SHORT TASK:
Both the line containing "Clone this chart in seaborn and matplotlib." and the line containing "plt.rcParams['mathtext.it'] = 'Liberation" belong in the copy, as do all lines between them, copied exactly; pictures do not.

AVAILABLE RECORDS:
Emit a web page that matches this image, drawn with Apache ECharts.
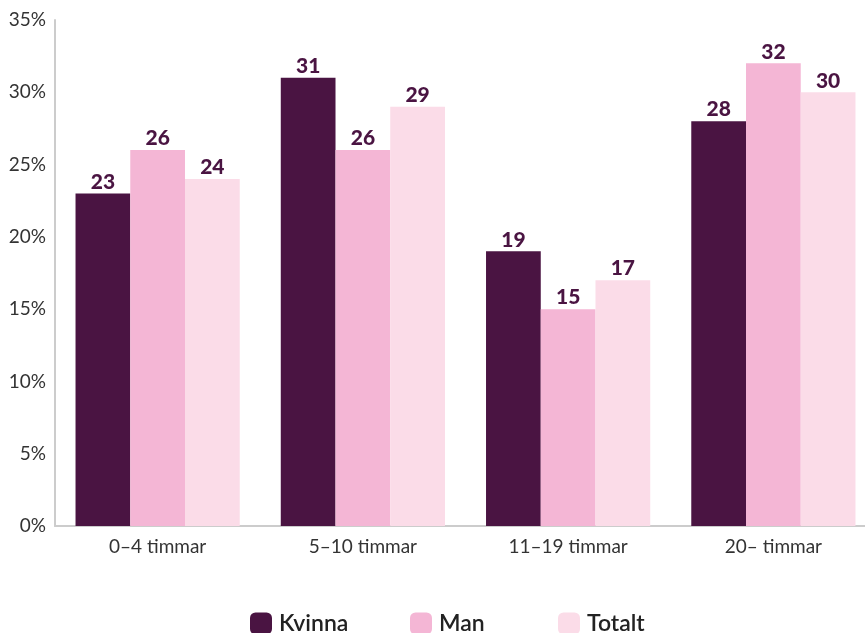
<!DOCTYPE html>
<html><head><meta charset="utf-8">
<script src="https://cdn.jsdelivr.net/npm/echarts@6/dist/echarts.min.js"></script>
<style>html,body{margin:0;padding:0;background:#fff}#c{width:865px;height:633px}</style>
</head><body><div id="c"></div>
<script>
const categories = ['0–4 timmar', '5–10 timmar', '11–19 timmar', '20– timmar'];
const kvinna = [23, 31, 19, 28];
const man = [26, 26, 15, 32];
const totalt = [24, 29, 17, 30];
const seriesNames = ['Kvinna', 'Man', 'Totalt'];
const colors = ['#4a1442', '#f4b6d5', '#fbdce8'];
const legendLefts = [245, 405, 553];
const font = 'Lato, "Open Sans", sans-serif';
const chart = echarts.init(document.getElementById('c'));
const mk = (name, data, color) => ({
  name, type: 'bar', data, barGap: '0%', barCategoryGap: '20%',
  itemStyle: { color },
  label: { show: true, position: 'top', distance: 1, color: '#4a1442', fontWeight: 900, fontSize: 21, fontFamily: font }
});
chart.setOption({
  animation: false,
  grid: { left: 55, width: 821, top: 20, bottom: 107, outerBoundsMode: 'none', containLabel: false },
  legend: seriesNames.map((n, i) => ({
    bottom: -7, left: legendLefts[i], itemWidth: 22, itemHeight: 22, icon: 'roundRect',
    textStyle: { fontSize: 23, color: '#222', fontFamily: font, fontWeight: 600, padding: [0, 0, 0, 2] },
    data: [n]
  })),
  xAxis: {
    type: 'category', data: categories,
    axisLine: { lineStyle: { color: '#cccccc', width: 2 } },
    axisTick: { show: false },
    axisLabel: { fontSize: 19, color: '#333', margin: 11, fontFamily: font }
  },
  yAxis: {
    type: 'value', min: 0, max: 35, interval: 5,
    axisLine: { show: true, lineStyle: { color: '#cccccc', width: 2 } },
    axisTick: { show: false },
    splitLine: { show: false },
    axisLabel: { formatter: '{value}%', fontSize: 19, color: '#333', margin: 9, fontFamily: font }
  },
  series: [mk(seriesNames[0], kvinna, colors[0]), mk(seriesNames[1], man, colors[1]), mk(seriesNames[2], totalt, colors[2])]
});
</script></body></html>
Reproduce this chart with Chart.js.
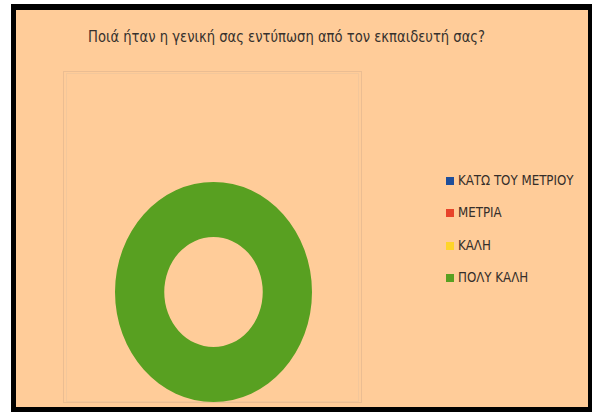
<!DOCTYPE html>
<html lang="el">
<head>
<meta charset="utf-8">
<title>Ποιά ήταν η γενική σας εντύπωση από τον εκπαιδευτή σας?</title>
<script src="https://cdn.jsdelivr.net/npm/chart.js@4/dist/chart.umd.min.js"></script>
<style>
  html, body { margin: 0; padding: 0; background: #ffffff; width: 592px; height: 412px; overflow: hidden; }
  #frame {
    position: absolute; left: 11px; top: 4px; width: 572px; height: 397px;
    border-style: solid; border-color: #000; border-width: 6px 4px 5px 5px;
    background: #FFCC99;
  }
  #title {
    position: absolute; left: 88px; top: 28px; white-space: nowrap;
    font-family: "Liberation Sans Narrow", "Arial Narrow", "DejaVu Sans Condensed", sans-serif;
    font-size: 15px; color: #36312d;
    transform: scaleX(0.975); transform-origin: 0 0;
  }
  #plotBox {
    position: absolute; left: 63px; top: 71px; width: 297px; height: 330px;
    border: 1px solid #ebbd92;
  }
  #plotBoxInner {
    position: absolute; left: 66px; top: 73px; width: 291px; height: 327px;
    border: 1px solid #f3c79b;
  }
  #donut { position: absolute; left: 115px; top: 182px; }
  #legend {
    position: absolute; left: 446px; top: 172px; margin: 0; padding: 0; list-style: none;
    font-family: "Liberation Sans Narrow", "Arial Narrow", "DejaVu Sans Condensed", sans-serif;
    font-size: 14px; color: #352e2a;
  }
  #legend li { height: 32.3px; display: flex; align-items: flex-start; white-space: nowrap; }
  #legend .swatch { width: 8px; height: 8px; margin-top: 5px; margin-right: 4px; flex: none; }
  #legend .label { display: inline-block; transform: scaleX(0.94); transform-origin: 0 0; }
</style>
</head>
<body>
<div id="frame"></div>
<div id="title"></div>
<div id="plotBox"></div>
<div id="plotBoxInner"></div>
<canvas id="donut" width="197" height="220"></canvas>
<ul id="legend"></ul>
<script>
// Survey: overall impression of the instructor
const chartTitle = 'Ποιά ήταν η γενική σας εντύπωση από τον εκπαιδευτή σας?';
const categories = ['ΚΑΤΩ ΤΟΥ ΜΕΤΡΙΟΥ', 'ΜΕΤΡΙΑ', 'ΚΑΛΗ', 'ΠΟΛΥ ΚΑΛΗ'];
const responses = [0, 0, 0, 100];
const sliceColors = ['#1F4E9A', '#E8432A', '#FFD42A', '#58A021'];

document.getElementById('title').textContent = chartTitle;

// The ring is drawn slightly taller than wide: stretch the arcs vertically
// so they fill the whole chart area.
const stretchRing = {
  id: 'stretchRing',
  beforeDatasetsDraw(chart) {
    const { ctx, chartArea: a } = chart;
    const cx = (a.left + a.right) / 2, cy = (a.top + a.bottom) / 2;
    const k = (a.bottom - a.top) / (a.right - a.left);
    ctx.save();
    ctx.translate(cx, cy);
    ctx.scale(1, k);
    ctx.translate(-cx, -cy);
  },
  afterDatasetsDraw(chart) {
    chart.ctx.restore();
  }
};

const chart = new Chart(document.getElementById('donut'), {
  type: 'doughnut',
  data: {
    labels: categories,
    datasets: [{
      data: responses,
      backgroundColor: sliceColors,
      borderWidth: 0
    }]
  },
  options: {
    responsive: false,
    animation: false,
    cutout: '50%',
    layout: { padding: 0 },
    plugins: {
      legend: { display: false },
      title: { display: false },
      tooltip: { enabled: false }
    }
  },
  plugins: [stretchRing]
});

// Legend list built from the chart's own legend items
const items = Chart.overrides.doughnut.plugins.legend.labels.generateLabels(chart);
const list = document.getElementById('legend');
items.forEach(it => {
  const li = document.createElement('li');
  const sw = document.createElement('span');
  sw.className = 'swatch';
  sw.style.background = it.fillStyle;
  const tx = document.createElement('span');
  tx.className = 'label';
  tx.textContent = it.text;
  li.appendChild(sw);
  li.appendChild(tx);
  list.appendChild(li);
});
</script>
</body>
</html>
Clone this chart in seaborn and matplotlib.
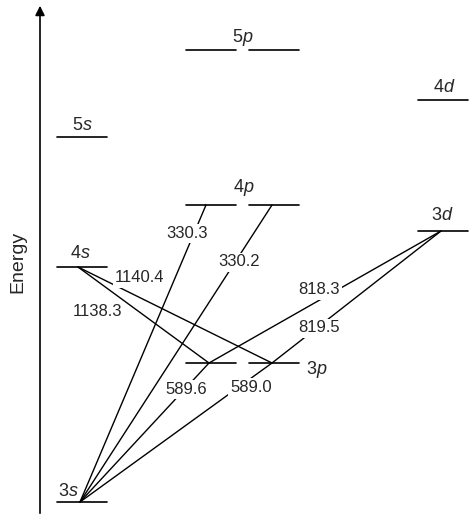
import matplotlib
matplotlib.use("Agg")
import matplotlib.pyplot as plt
import seaborn as sns
import pandas as pd

sns.set_style("white")
plt.rcParams['font.family'] = ['Liberation Sans', 'DejaVu Sans']
plt.rcParams['mathtext.fontset'] = 'custom'
plt.rcParams['mathtext.rm'] = 'Liberation Sans'
plt.rcParams['mathtext.it'] = 'Liberation Sans:italic'

# energy levels: name, x-start, x-end, y (pixel-like diagram coordinates)
level_names = ["3s", "3p", "3p", "4s", "4p", "4p", "3d", "5s", "5p", "5p", "4d"]
level_x0 = [57, 186, 249, 57, 186, 249, 418, 57, 186, 249, 418]
level_x1 = [107, 236, 299, 107, 236, 299, 468, 107, 236, 299, 468]
level_y = [502, 363, 363, 267, 205, 205, 231, 137, 50, 50, 100]
label_names = ["3s", "3p", "4s", "4p", "3d", "5s", "5p", "4d"]
label_x = [68, 317, 80, 244, 442, 82, 243, 444]
label_y = [492, 370, 254, 187, 215, 126, 37, 88]

# transitions (wavelengths, nm)
wavelengths = ["330.3", "330.2", "589.6", "589.0", "1138.3", "1140.4", "818.3", "819.5"]
tx0 = [80, 80, 80, 80, 78, 78, 441, 441]
ty0 = [502, 502, 502, 502, 267, 267, 231, 231]
tx1 = [206, 272, 209, 272, 209, 272, 209, 272]
ty1 = [205, 205, 363, 363, 363, 363, 363, 363]
wl_x = [187, 239, 186, 251, 98, 140, 319, 319]
wl_y = [233, 262, 389, 387, 311, 278, 290, 328]

fig = plt.figure(figsize=(4.74, 5.20), dpi=100)
ax = fig.add_axes([0, 0, 1, 1])

for x0, x1, y in zip(level_x0, level_x1, level_y):
    sns.lineplot(x=[x0, x1], y=[y, y], ax=ax, color="black", lw=1.2)
for x0, y0, x1, y1 in zip(tx0, ty0, tx1, ty1):
    sns.lineplot(data=pd.DataFrame({"x": [x0, x1], "y": [y0, y1]}), x="x", y="y",
                 ax=ax, color="black", lw=1.0, sort=False)
for n, x, y in zip(label_names, label_x, label_y):
    num, let = n[0], n[1]
    ax.text(x, y, f"{num}$\\it{{{let}}}$", fontsize=13, ha="center", va="center")
for w, x, y in zip(wavelengths, wl_x, wl_y):
    ax.text(x, y, w, fontsize=12, ha="center", va="center",
            bbox=dict(facecolor="white", edgecolor="none", pad=1.5))

ax.annotate("", xy=(40, 3), xytext=(40, 516),
            arrowprops=dict(arrowstyle="-|>", color="black", lw=1.2, mutation_scale=14))
ax.text(18, 262, "Energy", rotation=90, fontsize=14, ha="center", va="center")

ax.set_xlim(0, 474)
ax.set_ylim(520, 0)
ax.axis("off")
fig.savefig("out.png", dpi=100)
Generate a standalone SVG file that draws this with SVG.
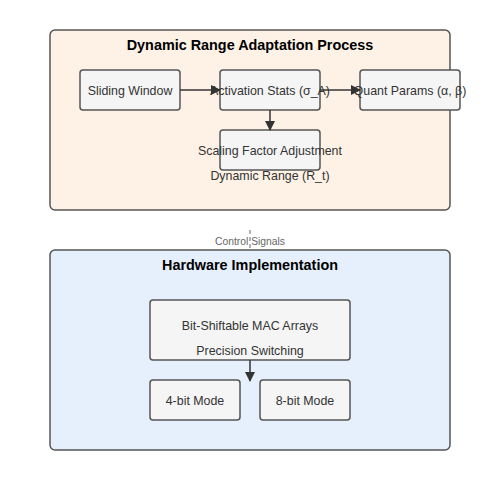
<svg xmlns="http://www.w3.org/2000/svg" width="500" height="500" viewBox="0 0 500 500">
<defs>
<marker id="arr" markerWidth="10" markerHeight="10" refX="9" refY="5" orient="auto" markerUnits="userSpaceOnUse">
<path d="M0,0 L10,5 L0,10 z" fill="#333"/>
</marker>
<style>
text{font-family:"Liberation Sans",Arial,sans-serif;fill:#333;}
.grp{stroke:#555;stroke-width:1.5;}
.node{fill:#f5f5f5;stroke:#555;stroke-width:1.5;}
.title{font-size:14.4px;font-weight:bold;fill:#000;}
.lbl{font-size:12.4px;}
.conn{stroke:#333;stroke-width:1.5;fill:none;marker-end:url(#arr);}
</style>
</defs>
<rect width="500" height="500" fill="#fff"/>
<g id="adaptation">
<rect class="grp" x="50" y="30" width="400" height="180" rx="5" fill="#fef2e6"/>
<text class="title" x="250" y="50" text-anchor="middle">Dynamic Range Adaptation Process</text>
</g>
<g id="hardware">
<rect class="grp" x="50" y="250" width="400" height="200" rx="5" fill="#e5f0fc"/>
<text class="title" x="250" y="270" text-anchor="middle">Hardware Implementation</text>
</g>
<g id="sliding-window">
<rect class="node" x="80" y="70" width="100" height="40" rx="3"/>
<text class="lbl" x="130" y="95" text-anchor="middle">Sliding Window</text>
</g>
<g id="activation-stats">
<rect class="node" x="220" y="70" width="100" height="40" rx="3"/>
<text class="lbl" x="270" y="95" text-anchor="middle">Activation Stats (σ_A)</text>
</g>
<g id="quant-params">
<rect class="node" x="360" y="70" width="100" height="40" rx="3"/>
<text class="lbl" x="410" y="95" text-anchor="middle">Quant Params (α, β)</text>
</g>
<g id="scaling-factor">
<rect class="node" x="220" y="130" width="100" height="40" rx="3"/>
<text class="lbl" x="270" y="155" text-anchor="middle">Scaling Factor Adjustment</text>
<text class="lbl" x="270" y="180" text-anchor="middle">Dynamic Range (R_t)</text>
</g>
<g id="mac-arrays">
<rect class="node" x="150" y="300" width="200" height="60" rx="3"/>
<text class="lbl" x="250" y="330" text-anchor="middle">Bit-Shiftable MAC Arrays</text>
<text class="lbl" x="250" y="355" text-anchor="middle">Precision Switching</text>
</g>
<g id="mode-4bit">
<rect class="node" x="150" y="380" width="90" height="40" rx="3"/>
<text class="lbl" x="195" y="405" text-anchor="middle">4-bit Mode</text>
</g>
<g id="mode-8bit">
<rect class="node" x="260" y="380" width="90" height="40" rx="3"/>
<text class="lbl" x="305" y="405" text-anchor="middle">8-bit Mode</text>
</g>
<g id="connectors">
<line class="conn" x1="180" y1="90" x2="220" y2="90"/>
<line class="conn" x1="320" y1="90" x2="360" y2="90"/>
<line class="conn" x1="270" y1="110" x2="270" y2="130"/>
<line class="conn" x1="250" y1="360" x2="250" y2="381"/>
<line x1="250" y1="230" x2="250" y2="250" stroke="#999" stroke-width="1.5" stroke-dasharray="4,3"/>
<text x="250" y="245" text-anchor="middle" font-size="10.3" style="fill:#666">Control Signals</text>
</g>
</svg>
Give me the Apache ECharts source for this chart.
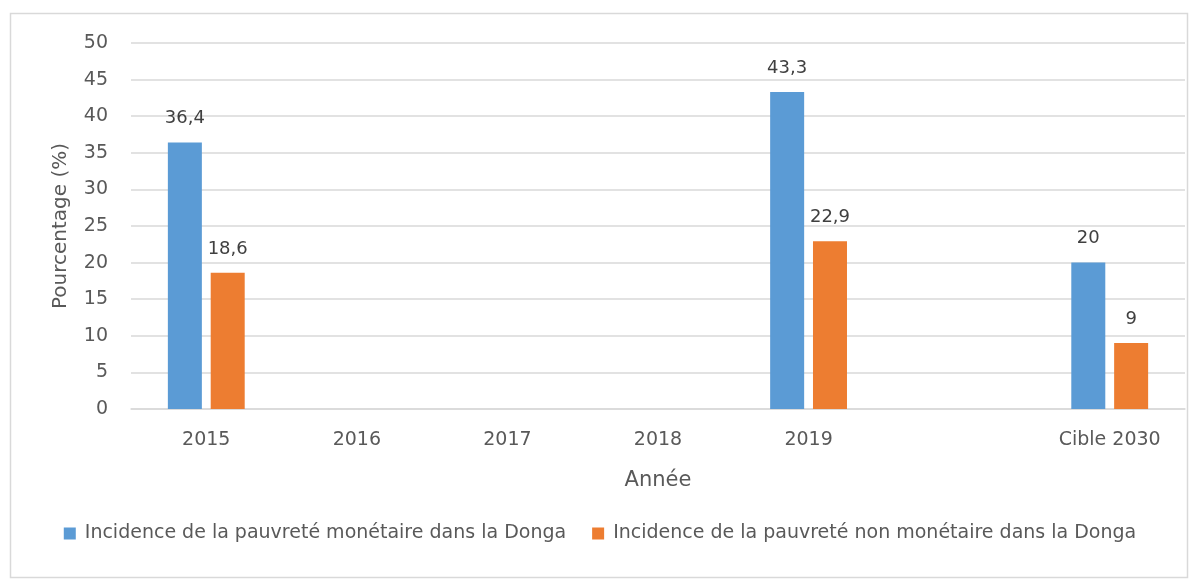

EXERCISE RESULT:
Clone this chart in seaborn and matplotlib.
import matplotlib
matplotlib.use("Agg")
import matplotlib.pyplot as plt
import seaborn as sns
import pandas as pd

sns.set_style("white")
plt.rcParams['font.family'] = ['Liberation Sans', 'DejaVu Sans']
plt.rcParams['mathtext.fontset'] = 'custom'
plt.rcParams['mathtext.rm'] = 'Liberation Sans'
plt.rcParams['mathtext.it'] = 'Liberation Sans:italic'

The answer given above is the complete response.